Work instructions: Output exactly the lines from the line containing "What matplotlib code" through the line containing "from matplotlib.ticker import MultipleLocator", inclusive, and omit any pictures.

## begin

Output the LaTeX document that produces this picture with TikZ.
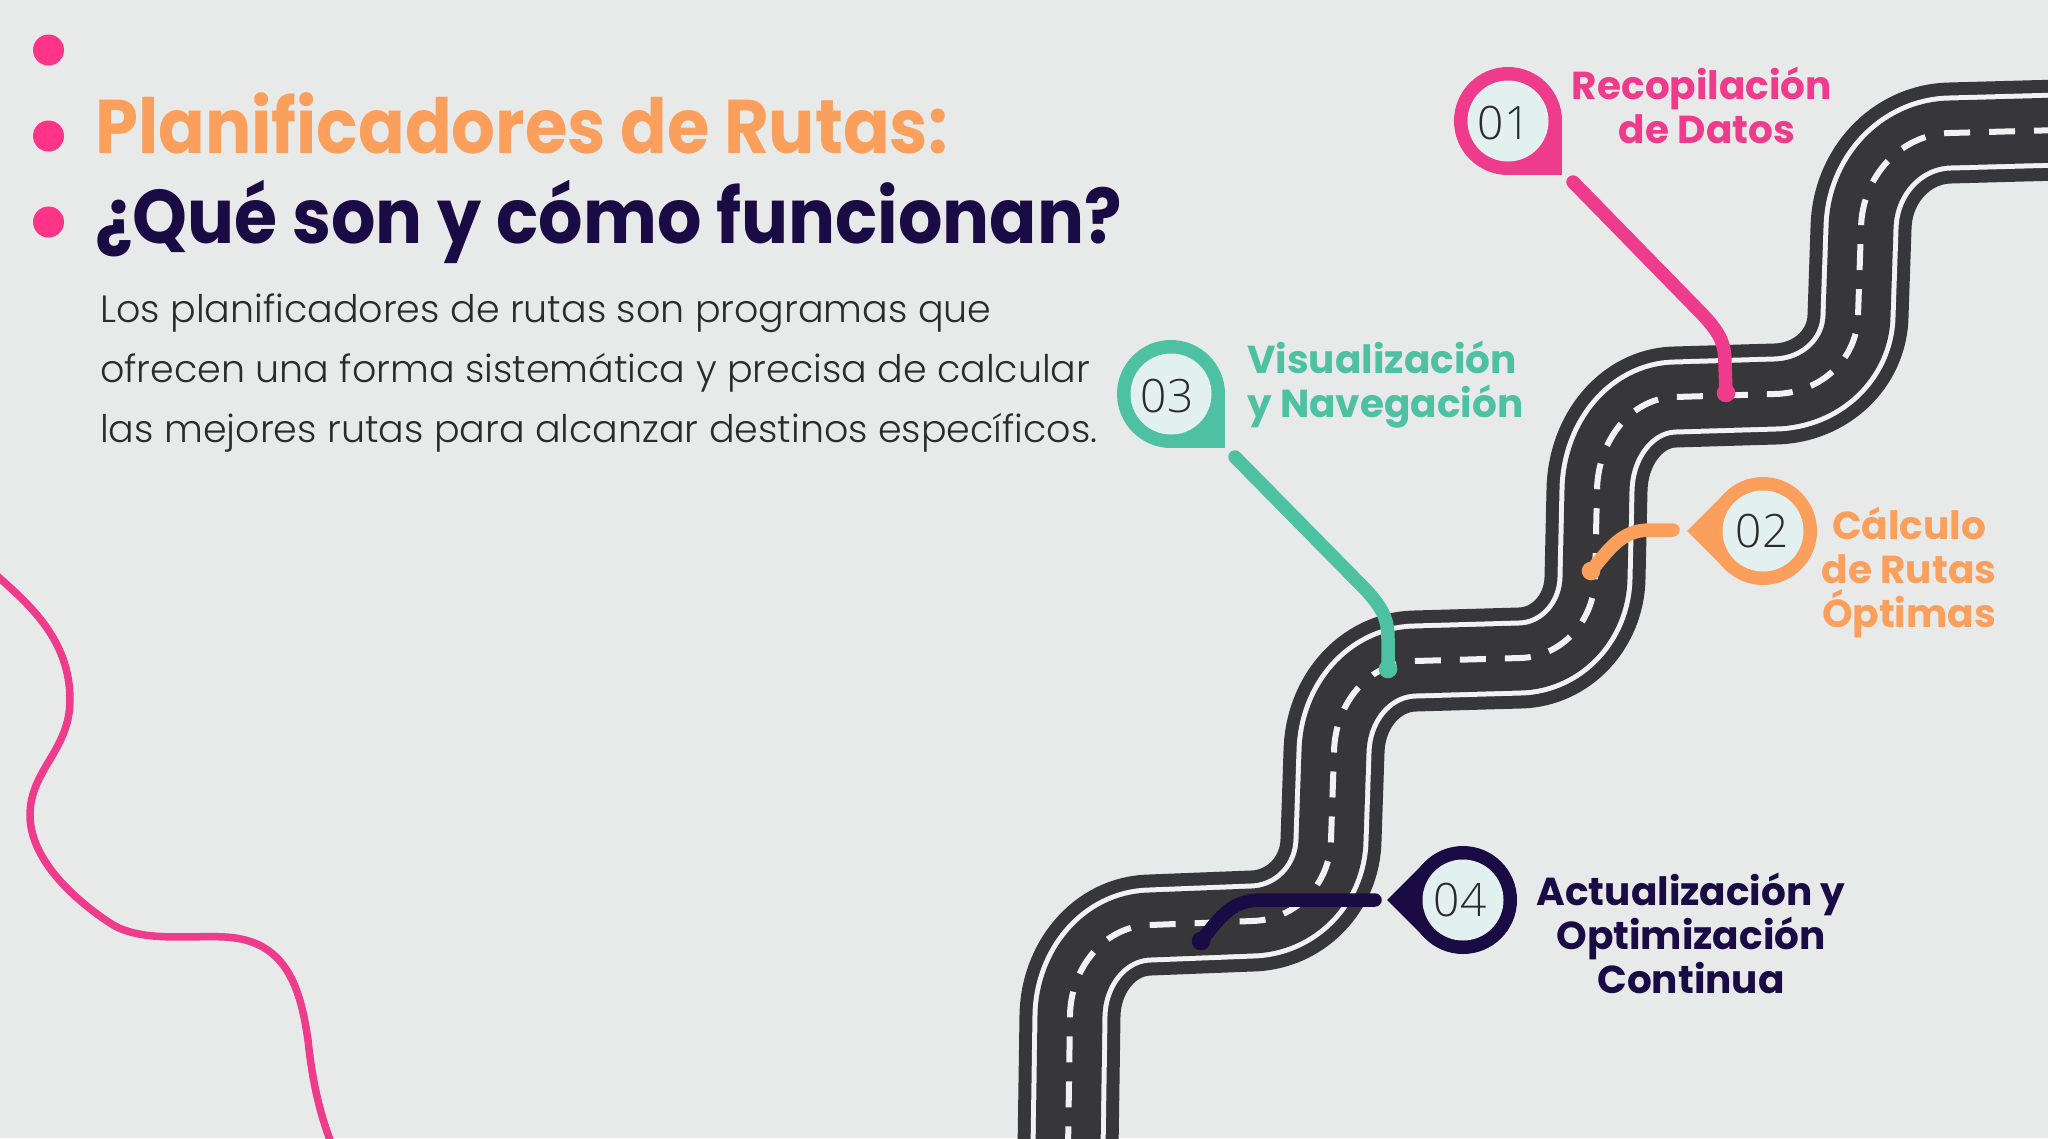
\documentclass[tikz,border=0pt]{standalone}
\usepackage{fontspec}
\usepackage{graphicx}
\setmainfont{Poppins}
\newfontfamily\headf[UprightFont=* Bold]{Poppins}
\newfontfamily\bodyf[UprightFont=* Light]{Poppins}
\newfontfamily\numf[UprightFont=* Light]{Open Sans}
\definecolor{bgc}{HTML}{E8EAE9}
\definecolor{roadc}{HTML}{37373A}
\definecolor{linec}{HTML}{F2F2F2}
\definecolor{orangec}{HTML}{FB9F5C}
\definecolor{navyc}{HTML}{1B0B45}
\definecolor{tealc}{HTML}{4FC1A3}
\definecolor{pinkc}{HTML}{EE3B8B}
\definecolor{bulletc}{HTML}{FF3388}
\definecolor{innerc}{HTML}{E2F0EF}
\definecolor{bodyc}{HTML}{2B2B2B}
\tikzset{
  pinbody/.style={circle,fill=#1,minimum size=108pt,inner sep=0pt},
  pincore/.style={circle,fill=innerc,minimum size=81pt,inner sep=0pt},
  pinnum/.style={inner sep=0pt,text=bodyc,font=\numf\fontsize{46}{46}\selectfont},
  leader/.style={line width=13.5pt,line cap=round,line join=round,draw=#1},
  lab/.style={anchor=base,align=center,font=\headf\fontsize{39}{44}\selectfont,text=#1},
  bullet/.style={circle,fill=bulletc,minimum size=31pt,inner sep=0pt},
  titletext/.style={anchor=base west,inner sep=0pt,text=#1,font=\headf\fontsize{76}{76}\selectfont}
}
\newcommand{\roadpath}{(2060,130) -- (1950,133) .. controls (1901,134) and (1862,176) .. (1861,228) -- (1858,316) .. controls (1857,359) and (1821,393) .. (1775,394) -- (1675,397) .. controls (1632,398) and (1598,439) .. (1597,490) -- (1595,578) .. controls (1594,622) and (1561,657) .. (1520,658) -- (1415,661) .. controls (1370,662) and (1335,702) .. (1334,752) -- (1331,840) .. controls (1330,885) and (1295,920) .. (1252,921) -- (1150,925) .. controls (1104,926) and (1071,968) .. (1070,1015) -- (1068,1150)}
\begin{document}
\begin{tikzpicture}[x=1pt,y=-1pt]
\useasboundingbox (0,0) rectangle (2048,1138);
\fill[bgc] (0,0) rectangle (2048,1138);
% decorative curve
\draw[pinkc,line width=7.5pt] (-5,574) .. controls (30,605) and (70,640) .. (70,700) .. controls (70,750) and (30,770) .. (30,815) .. controls (30,860) and (75,900) .. (110,923) .. controls (140,943) and (190,935) .. (225,937) .. controls (285,940) and (300,985) .. (308,1040) .. controls (312,1080) and (320,1115) .. (332,1145);
% road
\draw[roadc,line width=101pt] \roadpath;
\draw[linec,line width=75pt] \roadpath;
\draw[roadc,line width=65pt] \roadpath;
\draw[linec,line width=6pt,dash pattern=on 26pt off 19pt] \roadpath;
% bullets
\node[bullet] (b1) at (48.5,50) {};
\node[bullet] (b2) at (48.5,136) {};
\node[bullet] (b3) at (48.5,222) {};
% title
\node[titletext=orangec] (t1) at (95,153) {\scalebox{0.905}[1]{Planificadores de Rutas:}};
\node[titletext=navyc] (t2) at (95,243) {\scalebox{0.918}[1]{¿Qué son y cómo funcionan?}};
\node[anchor=base west,inner sep=0pt,text=bodyc,align=left,font=\bodyf\fontsize{38}{60}\selectfont] (body) at (100,442) {Los planificadores de rutas son programas que\\ofrecen una forma sistemática y precisa de calcular\\las mejores rutas para alcanzar destinos específicos.};
% pin 01
\node[pinbody=pinkc] (p1) at (1508,121) {};
\fill[pinkc] (p1.center) rectangle ++(54,54);
\node[pincore] (n1) at (p1.center) {};
\node[pinnum] (m1) at ([shift={(-4,2)}]p1.center) {01};
\coordinate (a1) at (1573,182);
\coordinate (b1e) at (1726,393);
\draw[leader=pinkc] (a1) -- (1704,316) .. controls (1722,336) and (1725,345) .. (1725,365) -- (b1e);
\fill[pinkc] (b1e) circle (9.3);
\node[lab=pinkc] (l1) at (1702,143) {Recopilación\\\hspace*{10pt}de Datos};
% pin 02
\node[pinbody=orangec] (p2) at (1763,531) {};
\fill[orangec] (1687,531) -- ++(38,-38) -- ++(0,76) -- cycle;
\node[pincore] (n2) at (p2.center) {};
\node[pinnum] (m2) at ([shift={(-1,0)}]p2.center) {02};
\coordinate (a2) at (1673,530);
\coordinate (b2e) at (1591,571);
\draw[leader=orangec] (a2) -- (1650,530) .. controls (1622,530) and (1610,548) .. (b2e);
\fill[orangec] (b2e) circle (9.3);
\node[lab=orangec] (l2) at (1909,627) {Cálculo\\de Rutas\\Óptimas};
% pin 03
\node[pinbody=tealc] (p3) at (1171,394) {};
\fill[tealc] (p3.center) rectangle ++(54,54);
\node[pincore] (n3) at (p3.center) {};
\node[pinnum] (m3) at ([shift={(-4,2)}]p3.center) {03};
\coordinate (a3) at (1235,457);
\coordinate (b3e) at (1388,669);
\draw[leader=tealc] (a3) -- (1366,590) .. controls (1384,610) and (1388,620) .. (1388,640) -- (b3e);
\fill[tealc] (b3e) circle (9.3);
\node[lab=tealc,anchor=base west,align=left,inner sep=0pt] (l3) at (1247,417) {Visualización\\y Navegación};
% pin 04
\node[pinbody=navyc] (p4) at (1463,900) {};
\fill[navyc] (1387,900) -- ++(38,-38) -- ++(0,76) -- cycle;
\node[pincore] (n4) at (p4.center) {};
\node[pinnum] (m4) at ([shift={(-3,0)}]p4.center) {04};
\coordinate (a4) at (1375,900);
\coordinate (b4e) at (1201,941);
\draw[leader=navyc] (a4) -- (1262,900) .. controls (1232,900) and (1222,915) .. (b4e);
\fill[navyc] (b4e) circle (9.3);
\node[lab=navyc] (l4) at (1691,993) {Actualización y\\Optimización\\Continua};
\end{tikzpicture}
\end{document}
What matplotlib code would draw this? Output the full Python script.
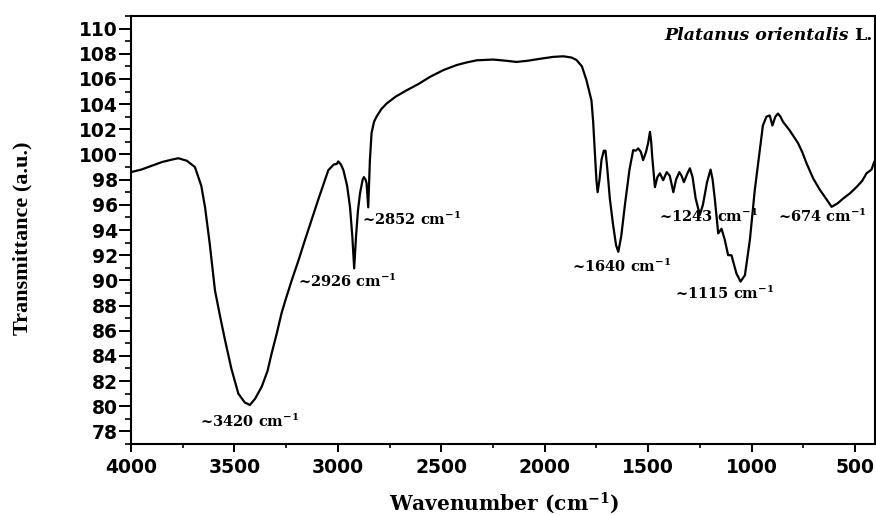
import matplotlib
matplotlib.use("Agg")
import matplotlib.pyplot as plt
from matplotlib.ticker import MultipleLocator

# FTIR spectrum
wavenumber = [
    4000, 3950, 3900, 3850, 3800, 3771, 3730, 3691, 3660, 3642, 3620, 3594,
    3570, 3546, 3515, 3481, 3450, 3425, 3400, 3368, 3340, 3320, 3295, 3272,
    3250, 3223, 3190, 3159, 3125, 3095, 3070, 3046, 3020, 3005, 2998, 2985,
    2973, 2955, 2941, 2930, 2921, 2912, 2903, 2893, 2880, 2874, 2866, 2861,
    2853, 2848, 2845, 2837, 2825, 2813, 2790, 2764, 2720, 2667, 2610, 2555,
    2490, 2426, 2380, 2329, 2249, 2190, 2136, 2080, 2023, 1960, 1910, 1870,
    1846, 1820, 1798, 1774, 1766, 1757, 1750, 1744, 1735, 1725, 1714, 1706,
    1698, 1685, 1670, 1655, 1644, 1630, 1612, 1590, 1572, 1560, 1548, 1535,
    1524, 1510, 1500, 1491, 1485, 1480, 1467, 1455, 1443, 1427, 1410, 1395,
    1378, 1365, 1349, 1338, 1327, 1310, 1298, 1285, 1270, 1250, 1235, 1215,
    1198, 1188, 1177, 1161, 1145, 1129, 1113, 1097, 1073, 1053, 1032, 1008,
    984, 960, 945, 928, 912, 899, 885, 872, 860, 848, 815, 775,
    755, 734, 702, 670, 640, 613, 585, 557, 525, 493, 465, 444,
    420, 407,
]
transmittance = [
    98.6, 98.8, 99.1, 99.4, 99.6, 99.7, 99.5, 99.0, 97.5, 95.8, 93.0, 89.2,
    87.2, 85.3, 83.0, 81.0, 80.3, 80.1, 80.6, 81.55, 82.8, 84.2, 85.8, 87.4,
    88.6, 90.0, 91.6, 93.2, 94.9, 96.4, 97.6, 98.75, 99.2, 99.25, 99.45, 99.2,
    98.75, 97.5, 95.8, 93.5, 90.95, 93.5, 95.5, 96.9, 98.0, 98.2, 98.0, 97.7,
    95.8, 98.0, 99.55, 101.7, 102.6, 103.0, 103.6, 104.05, 104.6, 105.1, 105.6, 106.16,
    106.7, 107.1, 107.3, 107.48, 107.54, 107.45, 107.35, 107.45, 107.6, 107.75, 107.8, 107.7,
    107.5, 107.0, 105.9, 104.3, 102.7, 100.1, 98.0, 97.0, 98.0, 99.6, 100.3, 100.3,
    99.0, 96.5, 94.5, 92.8, 92.27, 93.5, 96.0, 98.8, 100.35, 100.3, 100.48, 100.2,
    99.55, 100.2, 100.9, 101.8, 101.0, 99.8, 97.4, 98.2, 98.5, 97.96, 98.6, 98.3,
    97.0, 98.0, 98.6, 98.3, 97.8, 98.5, 98.9, 98.2, 96.5, 95.2, 96.0, 97.8,
    98.8, 98.0, 96.4, 93.73, 94.1, 93.2, 92.0, 92.0, 90.55, 89.9, 90.4, 93.2,
    97.2, 100.3, 102.3, 103.0, 103.1, 102.3, 103.0, 103.25, 103.0, 102.6, 101.9, 100.9,
    100.2, 99.3, 98.1, 97.2, 96.5, 95.84, 96.1, 96.5, 96.9, 97.4, 97.9, 98.5,
    98.8, 99.4,
]

# band labels: text, x, y, alignment
peak_labels = ["~3420", "~2926", "~2852", "~1640", "~1243", "~1115", "~674"]
label_x = [3425, 3193, 2883, 1870, 1448, 1371, 871]
label_y = [78.8, 89.9, 94.85, 91.1, 95.05, 89.0, 95.05]
label_ha = ["center", "left", "left", "left", "left", "left", "left"]

x_ticks = [4000, 3500, 3000, 2500, 2000, 1500, 1000, 500]
y_ticks = list(range(78, 111, 2))

plt.rcParams["mathtext.fontset"] = "dejavuserif"
plt.rcParams["mathtext.default"] = "bf"

fig = plt.figure(figsize=(8.76, 5.15), dpi=100)
ax = fig.add_axes([131 / 876, 1 - 444 / 515, 744 / 876, 428 / 515])

ax.plot(wavenumber, transmittance, color="black", lw=1.6)

ax.set_xlim(4000, 403)
ax.set_ylim(77.0, 111.0)
ax.set_xticks(x_ticks)
ax.set_yticks(y_ticks)
ax.xaxis.set_minor_locator(MultipleLocator(250))
ax.yaxis.set_minor_locator(MultipleLocator(1))
ax.tick_params(axis="y", which="major", direction="out", length=8.5, width=1.4, pad=1)
ax.tick_params(axis="y", which="minor", direction="out", length=4.3, width=1.2)
ax.tick_params(axis="x", which="major", direction="out", length=6, width=1.4, pad=4)
ax.tick_params(axis="x", which="minor", direction="out", length=3, width=1.2)
for lab in ax.get_xticklabels() + ax.get_yticklabels():
    lab.set_fontfamily("DejaVu Sans")
    lab.set_fontweight("bold")
    lab.set_fontsize(13.5)
for s in ax.spines.values():
    s.set_linewidth(1.5)

for txt, x, y, ha in zip(peak_labels, label_x, label_y, label_ha):
    ax.text(x, y, txt + r" cm$^{-1}$", ha=ha, va="center", fontsize=10.5,
            fontweight="bold", family="DejaVu Serif", clip_on=False)

# sample name, top right
t_l = ax.text(0.997, 0.955, "L.", transform=ax.transAxes, ha="right", va="center",
              fontsize=12.5, fontweight="bold", family="DejaVu Serif")
ax.annotate("Platanus orientalis ", xy=(0, 0.5), xycoords=t_l, ha="right",
            va="center", fontsize=12.5, fontweight="bold", fontstyle="italic",
            family="DejaVu Serif")

fig.text(22 / 876, 1 - 238 / 515, "Transmittance (a.u.)", rotation=90,
         ha="center", va="center", fontsize=16, fontweight="bold",
         family="Liberation Serif")
fig.text(504 / 876, 1 - 503 / 515, r"Wavenumber (cm$^{-1}$)", ha="center",
         va="center", fontsize=14.5, fontweight="bold", family="DejaVu Serif")

fig.savefig("out.png", dpi=100, facecolor="white")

## end

Output:
What matplotlib code would draw this? Output the full Python script.
import matplotlib
matplotlib.use("Agg")
import matplotlib.pyplot as plt
from matplotlib.ticker import MultipleLocator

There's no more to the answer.